---- Data provided
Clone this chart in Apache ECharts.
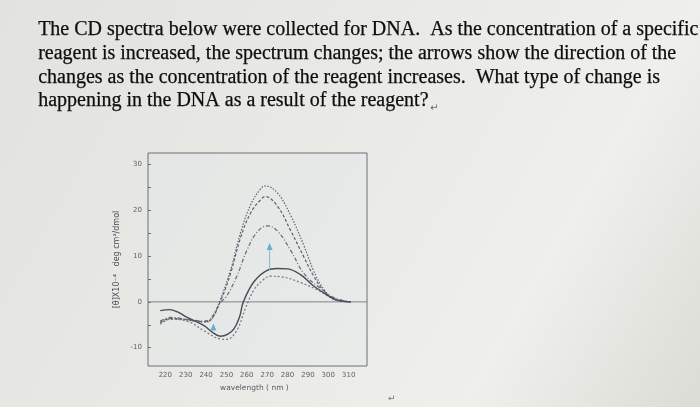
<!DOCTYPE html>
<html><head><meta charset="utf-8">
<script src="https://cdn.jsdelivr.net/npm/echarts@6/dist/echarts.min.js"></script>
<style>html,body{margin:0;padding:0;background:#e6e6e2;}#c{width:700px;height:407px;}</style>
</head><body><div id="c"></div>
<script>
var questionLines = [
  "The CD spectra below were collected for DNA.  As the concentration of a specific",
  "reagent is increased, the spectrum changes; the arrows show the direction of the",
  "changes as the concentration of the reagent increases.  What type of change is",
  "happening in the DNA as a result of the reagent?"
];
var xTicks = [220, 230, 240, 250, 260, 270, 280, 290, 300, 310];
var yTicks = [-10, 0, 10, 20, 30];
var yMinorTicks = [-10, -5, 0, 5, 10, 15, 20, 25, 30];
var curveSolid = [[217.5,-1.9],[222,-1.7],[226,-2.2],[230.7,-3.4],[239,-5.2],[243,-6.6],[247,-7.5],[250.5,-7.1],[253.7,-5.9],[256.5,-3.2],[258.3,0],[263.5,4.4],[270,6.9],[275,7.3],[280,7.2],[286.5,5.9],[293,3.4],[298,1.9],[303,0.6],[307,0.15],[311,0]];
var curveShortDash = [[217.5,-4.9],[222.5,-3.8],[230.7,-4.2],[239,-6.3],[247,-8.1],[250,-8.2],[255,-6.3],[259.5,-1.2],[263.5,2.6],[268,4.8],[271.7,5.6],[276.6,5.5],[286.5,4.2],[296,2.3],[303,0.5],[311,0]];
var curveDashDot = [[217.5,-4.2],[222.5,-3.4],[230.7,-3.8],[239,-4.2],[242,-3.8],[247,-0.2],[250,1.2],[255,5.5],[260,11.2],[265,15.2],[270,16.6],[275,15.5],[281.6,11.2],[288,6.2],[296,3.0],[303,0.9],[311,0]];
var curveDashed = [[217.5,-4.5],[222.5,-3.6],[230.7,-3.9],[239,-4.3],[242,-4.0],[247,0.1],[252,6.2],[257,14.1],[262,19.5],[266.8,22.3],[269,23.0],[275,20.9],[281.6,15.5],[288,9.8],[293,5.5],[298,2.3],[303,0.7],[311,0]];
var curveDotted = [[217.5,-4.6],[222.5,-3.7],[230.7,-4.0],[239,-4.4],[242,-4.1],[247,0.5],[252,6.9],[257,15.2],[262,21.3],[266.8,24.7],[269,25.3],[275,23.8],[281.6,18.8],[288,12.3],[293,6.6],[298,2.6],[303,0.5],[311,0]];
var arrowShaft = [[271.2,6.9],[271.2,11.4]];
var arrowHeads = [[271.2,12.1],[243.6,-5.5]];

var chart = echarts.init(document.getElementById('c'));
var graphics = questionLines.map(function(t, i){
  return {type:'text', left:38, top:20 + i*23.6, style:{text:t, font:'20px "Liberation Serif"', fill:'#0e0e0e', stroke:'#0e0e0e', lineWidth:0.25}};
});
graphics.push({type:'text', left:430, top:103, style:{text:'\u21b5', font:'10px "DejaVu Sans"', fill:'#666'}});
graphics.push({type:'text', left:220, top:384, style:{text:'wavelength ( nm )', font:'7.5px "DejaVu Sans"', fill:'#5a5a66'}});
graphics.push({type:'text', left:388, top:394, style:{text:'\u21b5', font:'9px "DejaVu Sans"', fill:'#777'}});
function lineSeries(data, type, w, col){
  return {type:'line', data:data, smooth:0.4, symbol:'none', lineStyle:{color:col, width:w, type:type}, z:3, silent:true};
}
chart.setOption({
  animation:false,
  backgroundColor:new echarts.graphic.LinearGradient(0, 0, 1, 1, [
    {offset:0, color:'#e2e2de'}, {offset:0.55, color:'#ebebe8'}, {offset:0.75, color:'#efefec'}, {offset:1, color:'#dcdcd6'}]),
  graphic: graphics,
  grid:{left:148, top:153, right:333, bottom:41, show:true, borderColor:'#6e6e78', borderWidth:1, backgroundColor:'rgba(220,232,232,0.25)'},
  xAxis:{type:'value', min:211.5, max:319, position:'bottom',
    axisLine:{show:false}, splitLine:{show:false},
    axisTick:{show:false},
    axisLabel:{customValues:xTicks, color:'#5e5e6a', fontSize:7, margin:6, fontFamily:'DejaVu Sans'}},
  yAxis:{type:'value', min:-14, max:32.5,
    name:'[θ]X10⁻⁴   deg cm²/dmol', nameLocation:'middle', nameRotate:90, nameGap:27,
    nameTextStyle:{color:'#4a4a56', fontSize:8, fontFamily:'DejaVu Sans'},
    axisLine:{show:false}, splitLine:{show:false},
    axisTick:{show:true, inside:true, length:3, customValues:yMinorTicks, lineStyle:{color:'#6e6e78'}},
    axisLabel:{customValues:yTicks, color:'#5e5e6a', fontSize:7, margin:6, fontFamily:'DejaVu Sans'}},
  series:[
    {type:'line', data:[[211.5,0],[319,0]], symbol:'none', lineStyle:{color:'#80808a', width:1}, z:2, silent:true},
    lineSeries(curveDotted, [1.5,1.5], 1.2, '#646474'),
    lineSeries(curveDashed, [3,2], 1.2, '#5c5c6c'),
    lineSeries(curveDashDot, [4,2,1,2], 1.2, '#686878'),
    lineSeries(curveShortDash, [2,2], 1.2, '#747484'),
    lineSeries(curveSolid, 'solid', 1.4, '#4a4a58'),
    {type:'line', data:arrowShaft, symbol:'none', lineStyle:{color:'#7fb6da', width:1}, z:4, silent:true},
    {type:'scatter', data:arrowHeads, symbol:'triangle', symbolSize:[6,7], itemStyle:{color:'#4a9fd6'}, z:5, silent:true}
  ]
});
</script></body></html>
--------
Stated goal: Exactly as written, return every line of the listing, but not the pictures.

Exercise answer:
Clone this chart in Apache ECharts.
<!DOCTYPE html>
<html><head><meta charset="utf-8">
<script src="https://cdn.jsdelivr.net/npm/echarts@6/dist/echarts.min.js"></script>
<style>html,body{margin:0;padding:0;background:#e6e6e2;}#c{width:700px;height:407px;}</style>
</head><body><div id="c"></div>
<script>
var questionLines = [
  "The CD spectra below were collected for DNA.  As the concentration of a specific",
  "reagent is increased, the spectrum changes; the arrows show the direction of the",
  "changes as the concentration of the reagent increases.  What type of change is",
  "happening in the DNA as a result of the reagent?"
];
var xTicks = [220, 230, 240, 250, 260, 270, 280, 290, 300, 310];
var yTicks = [-10, 0, 10, 20, 30];
var yMinorTicks = [-10, -5, 0, 5, 10, 15, 20, 25, 30];
var curveSolid = [[217.5,-1.9],[222,-1.7],[226,-2.2],[230.7,-3.4],[239,-5.2],[243,-6.6],[247,-7.5],[250.5,-7.1],[253.7,-5.9],[256.5,-3.2],[258.3,0],[263.5,4.4],[270,6.9],[275,7.3],[280,7.2],[286.5,5.9],[293,3.4],[298,1.9],[303,0.6],[307,0.15],[311,0]];
var curveShortDash = [[217.5,-4.9],[222.5,-3.8],[230.7,-4.2],[239,-6.3],[247,-8.1],[250,-8.2],[255,-6.3],[259.5,-1.2],[263.5,2.6],[268,4.8],[271.7,5.6],[276.6,5.5],[286.5,4.2],[296,2.3],[303,0.5],[311,0]];
var curveDashDot = [[217.5,-4.2],[222.5,-3.4],[230.7,-3.8],[239,-4.2],[242,-3.8],[247,-0.2],[250,1.2],[255,5.5],[260,11.2],[265,15.2],[270,16.6],[275,15.5],[281.6,11.2],[288,6.2],[296,3.0],[303,0.9],[311,0]];
var curveDashed = [[217.5,-4.5],[222.5,-3.6],[230.7,-3.9],[239,-4.3],[242,-4.0],[247,0.1],[252,6.2],[257,14.1],[262,19.5],[266.8,22.3],[269,23.0],[275,20.9],[281.6,15.5],[288,9.8],[293,5.5],[298,2.3],[303,0.7],[311,0]];
var curveDotted = [[217.5,-4.6],[222.5,-3.7],[230.7,-4.0],[239,-4.4],[242,-4.1],[247,0.5],[252,6.9],[257,15.2],[262,21.3],[266.8,24.7],[269,25.3],[275,23.8],[281.6,18.8],[288,12.3],[293,6.6],[298,2.6],[303,0.5],[311,0]];
var arrowShaft = [[271.2,6.9],[271.2,11.4]];
var arrowHeads = [[271.2,12.1],[243.6,-5.5]];

var chart = echarts.init(document.getElementById('c'));
var graphics = questionLines.map(function(t, i){
  return {type:'text', left:38, top:20 + i*23.6, style:{text:t, font:'20px "Liberation Serif"', fill:'#0e0e0e', stroke:'#0e0e0e', lineWidth:0.25}};
});
graphics.push({type:'text', left:430, top:103, style:{text:'\u21b5', font:'10px "DejaVu Sans"', fill:'#666'}});
graphics.push({type:'text', left:220, top:384, style:{text:'wavelength ( nm )', font:'7.5px "DejaVu Sans"', fill:'#5a5a66'}});
graphics.push({type:'text', left:388, top:394, style:{text:'\u21b5', font:'9px "DejaVu Sans"', fill:'#777'}});
function lineSeries(data, type, w, col){
  return {type:'line', data:data, smooth:0.4, symbol:'none', lineStyle:{color:col, width:w, type:type}, z:3, silent:true};
}
chart.setOption({
  animation:false,
  backgroundColor:new echarts.graphic.LinearGradient(0, 0, 1, 1, [
    {offset:0, color:'#e2e2de'}, {offset:0.55, color:'#ebebe8'}, {offset:0.75, color:'#efefec'}, {offset:1, color:'#dcdcd6'}]),
  graphic: graphics,
  grid:{left:148, top:153, right:333, bottom:41, show:true, borderColor:'#6e6e78', borderWidth:1, backgroundColor:'rgba(220,232,232,0.25)'},
  xAxis:{type:'value', min:211.5, max:319, position:'bottom',
    axisLine:{show:false}, splitLine:{show:false},
    axisTick:{show:false},
    axisLabel:{customValues:xTicks, color:'#5e5e6a', fontSize:7, margin:6, fontFamily:'DejaVu Sans'}},
  yAxis:{type:'value', min:-14, max:32.5,
    name:'[θ]X10⁻⁴   deg cm²/dmol', nameLocation:'middle', nameRotate:90, nameGap:27,
    nameTextStyle:{color:'#4a4a56', fontSize:8, fontFamily:'DejaVu Sans'},
    axisLine:{show:false}, splitLine:{show:false},
    axisTick:{show:true, inside:true, length:3, customValues:yMinorTicks, lineStyle:{color:'#6e6e78'}},
    axisLabel:{customValues:yTicks, color:'#5e5e6a', fontSize:7, margin:6, fontFamily:'DejaVu Sans'}},
  series:[
    {type:'line', data:[[211.5,0],[319,0]], symbol:'none', lineStyle:{color:'#80808a', width:1}, z:2, silent:true},
    lineSeries(curveDotted, [1.5,1.5], 1.2, '#646474'),
    lineSeries(curveDashed, [3,2], 1.2, '#5c5c6c'),
    lineSeries(curveDashDot, [4,2,1,2], 1.2, '#686878'),
    lineSeries(curveShortDash, [2,2], 1.2, '#747484'),
    lineSeries(curveSolid, 'solid', 1.4, '#4a4a58'),
    {type:'line', data:arrowShaft, symbol:'none', lineStyle:{color:'#7fb6da', width:1}, z:4, silent:true},
    {type:'scatter', data:arrowHeads, symbol:'triangle', symbolSize:[6,7], itemStyle:{color:'#4a9fd6'}, z:5, silent:true}
  ]
});
</script></body></html>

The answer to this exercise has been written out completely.